Thursday, March 11 2010

Film & Cinema

A Mexican teenager's road from one crash to another

REVIEWS

By Andrea Byrne, Aine O'Connor

Sunday July 05 2009

Lake Tahoe

Cert 12A

In Fernando Eimbcke's Lake Tahoe, a 16-year-old boy Juan (Diego Catano) embarks on a painful journey of discovery when he crashes the family car into a pole on a desolate stretch of road in a small, quiet Mexican town.

It is in his quest to fix the red Nissan Sedan that he meets several endearing eccentrics: a poorly-conditioned, ageing car mechanic who treats his Boxer dog Sica almost as an equal, a self-assured, flirtatious punk-rock-loving single mum and a Bruce Lee-obsessed young boy, a similar age to Juan himself .

Juan's journey, which is documented over 24 hours, sees him stumble from one demoralising situation to another, all of which are compounded by the much heavier burden that awaits him at home, one that is really revealed only at the end of the film. The crashed car serves, in many ways, as a metaphor for Juan's immobilising grief.

This independently produced, low-budget Mexican film takes a considerable time to get started. The cast is relatively unknown, the dialogue is skeletal and the plot anything but meaty, however, the stunning static camera work and long-held shots succeed in doing much of the talking.

Lake Tahoe is only the second directing endeavour of Fernando Eimbcke, whose critically acclaimed debut Duck Season won several awards.

On the whole, the film is a very sweet, thought-provoking, and at times funny portrait of love, loss and youthful inexperience and the way in which unforeseen and unfortunate circumstances can force people to grow up quicker than they should.

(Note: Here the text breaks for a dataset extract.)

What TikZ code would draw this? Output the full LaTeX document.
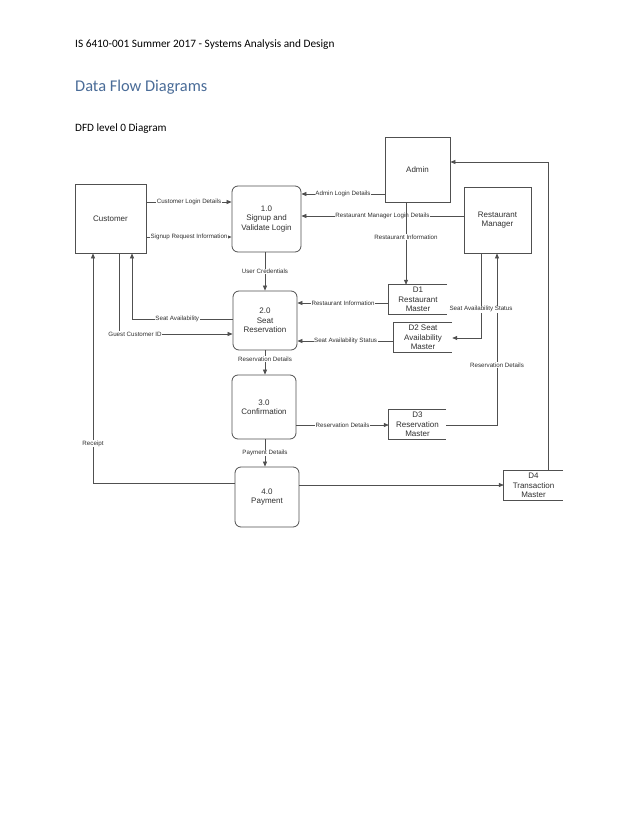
\documentclass[tikz,border=0pt]{standalone}
\usepackage{fontspec}
\setmainfont{Liberation Sans}
\newfontfamily\calib{Carlito}
\usetikzlibrary{arrows.meta,calc}
\definecolor{linec}{HTML}{505050}
\definecolor{txtc}{HTML}{303030}
\definecolor{headc}{HTML}{4A6C98}
\tikzset{
  ent/.style={draw=linec, line width=0.8pt, font=\fontsize{8}{9.5}\selectfont, text=txtc, align=center, inner sep=1pt},
  proc/.style={ent, rounded corners=6pt},
  store/.style={font=\fontsize{8}{9.5}\selectfont, text=txtc, align=center, inner sep=1pt},
  flow/.style={draw=linec, line width=0.7pt, -{Triangle[length=5pt,width=4pt]}},
  plain/.style={draw=linec, line width=0.7pt},
  lbl/.style={fill=white, font=\fontsize{6.2}{7}\selectfont, text=txtc, inner sep=0.6pt},
  storeline/.style={draw=linec, line width=0.7pt}
}
\begin{document}
\begin{tikzpicture}[x=1pt,y=-1pt]
\useasboundingbox[fill=white] (0,0) rectangle (638,826);

% header texts
\node[anchor=base west, inner sep=0, font=\calib\fontsize{11.3}{13}\selectfont] (hdr) at (75,48) {IS 6410-001 Summer 2017 - Systems Analysis and Design};
\node[anchor=base west, inner sep=0, font=\calib\fontsize{16.4}{19}\selectfont, text=headc] (ttl) at (75,92) {Data Flow Diagrams};
\node[anchor=base west, inner sep=0, font=\calib\fontsize{11.2}{13}\selectfont] (sub) at (75,132) {DFD level 0 Diagram};

% entities
\node[ent, minimum width=71pt, minimum height=69pt] (cust) at (110.5,218.5) {Customer};
\node[ent, minimum width=65pt, minimum height=65pt] (admin) at (417.5,169.5) {Admin};
\node[ent, minimum width=67pt, minimum height=66pt] (rm) at (497.5,220) {Restaurant\\Manager};

% processes
\node[proc, minimum width=69pt, minimum height=66pt] (p1) at (266.5,219) {1.0\\Signup and\\Validate Login};
\node[proc, minimum width=64pt, minimum height=59pt] (p2) at (265,320.5) {2.0\\Seat\\Reservation};
\node[proc, minimum width=64pt, minimum height=64pt] (p3) at (264,407) {3.0\\Confirmation};
\node[proc, minimum width=64pt, minimum height=60pt] (p4) at (267,497) {4.0\\Payment};

% data stores
\node[store, minimum width=58pt, minimum height=29pt] (d1) at (418,299.5) {D1\\Restaurant\\Master};
\node[store, minimum width=58pt, minimum height=29pt] (d2) at (423,337.5) {D2 Seat\\Availability\\Master};
\node[store, minimum width=57pt, minimum height=29pt] (d3) at (417.5,424.5) {D3\\Reservation\\Master};
\node[store, minimum width=59pt, minimum height=29pt] (d4) at (533.5,485.5) {D4\\Transaction\\Master};
\foreach \d in {d1,d2,d3,d4}{
  \draw[storeline] (\d.north east) -- (\d.north west) -- (\d.south west) -- (\d.south east);
}

% flows
\draw[flow] (cust.east |- 0,202) -- node[lbl] {Customer Login Details} (p1.west |- 0,202);
\draw[flow] (cust.east |- 0,237) -- node[lbl] {Signup Request Information} (p1.west |- 0,237);
\draw[flow] (admin.west |- 0,194) -- node[lbl] {Admin Login Details} (p1.east |- 0,194);
\draw[flow] (rm.west |- 0,216) -- node[lbl] {Restaurant Manager Login Details} (p1.east |- 0,216);
\draw[flow] (admin.south -| 406,0) -- node[lbl, pos=0.42] {Restaurant Information} (d1.north -| 406,0);
\draw[flow] (p1.south -| 265,0) -- node[lbl] {User Credentials} (p2.north -| 265,0);
\draw[flow] (d1.west |- 0,303) -- node[lbl] {Restaurant Information} (p2.east |- 0,303);
\draw[flow] (d2.west |- 0,341) -- node[lbl] {Seat Availability Status} (p2.east |- 0,341);

\coordinate (sa) at (132,319);
\draw[flow] (p2.west |- sa) -- node[lbl, pos=0.55] {Seat Availability} (sa) -- (sa |- cust.south);

\coordinate (gc) at (119,334);
\draw[flow] (gc |- cust.south) -- (gc) -- (p2.west |- gc);
\node[lbl] (gcl) at (135,334) {Guest Customer ID};

\coordinate (rc) at (93,483);
\draw[flow] (p4.west |- rc) -- (rc) -- node[lbl, pos=0.17] {Receipt} (rc |- cust.south);

\draw[flow] (p2.south -| 265,0) -- node[lbl, pos=0.35] {Reservation Details} (p3.north -| 265,0);
\draw[flow] (p3.south -| 265,0) -- node[lbl, pos=0.5] {Payment Details} (p4.north -| 265,0);
\draw[flow] (p3.east |- 0,425) -- node[lbl] {Reservation Details} (d3.west |- 0,425);

\coordinate (rd) at (497,425);
\draw[flow] (d3.east |- rd) -- (rd) -- node[lbl, pos=0.35] {Reservation Details} (rd |- rm.south);

\coordinate (ss) at (481,338);
\draw[flow] (ss |- rm.south) -- node[lbl, pos=0.66] {Seat Availability Status} (ss) -- (d2.east |- ss);

\draw[flow] (p4.east |- 0,485) -- (d4.west |- 0,485);

\coordinate (ta) at (548,162);
\draw[flow] (d4.north -| ta) -- (ta) -- (admin.east |- ta);
\end{tikzpicture}
\end{document}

Lake Tahoe is now showing at the Irish Film Institute, Temple Bar, Dublin 2

Public Enemies

Cert 15A

In 1933, John Dillinger (Johnny Depp) masterminds a jail escape and gets stuck straight back into his role as bank robber and Public Enemy Number One. Setting up in Chicago where he has bought safety, he alternates great plans with occasional jobs and glamorous socialising. He begins a romance with coat-check girl Billie Frechette (Marion Cotillard) and this romance becomes his guiding light.

However, Dillinger's man-of-the-people role incenses J Edgar Hoover (Billy Crudup) who sets up an entire unit of his fledgling FBI, under Melvin Purvis (Christian Bale), to get Dillinger. And what ensues is a cat and mouse game of Thirties American law enforcement.

Public Enemies is good. But at 140 minutes it needed to be better. It looks great and there is some lovely attention to detail in the clothes, cars and sets. It has elements of homage to the gangster movies of its time, the kind of hammy bravado of Jimmy Cagney in Public Enemy and Clark Gable in Manhattan Melodrama, the movie Dillinger went to see before his showdown.

It's closely shot and the HD scenes do add something, but with director and co-writer Michael Mann's joylessness, it all makes for style over substance. There is little real emotional hook, and the story needed it because the reason Dillinger was so hard to catch was that he hung out amongst the people. The references to why he could are very few.

It's a film that tells but doesn't really show, so it's hard to get feeling from it. The script doesn't convey Dillinger's charisma, to do this they mostly rely on Johnny Depp being Johnny Depp. That is often enough, but without Depp the film wouldn't really hold together so well. Also, the romance with Frechette lacks chemistry, we're told of gang loyalty but not really shown it and the Purvis v Dillinger drive isn't as effective as it could be.

Overall, it's pretty and the performances are good. All the actors are eminently watchable but it drags a little and it could have been better.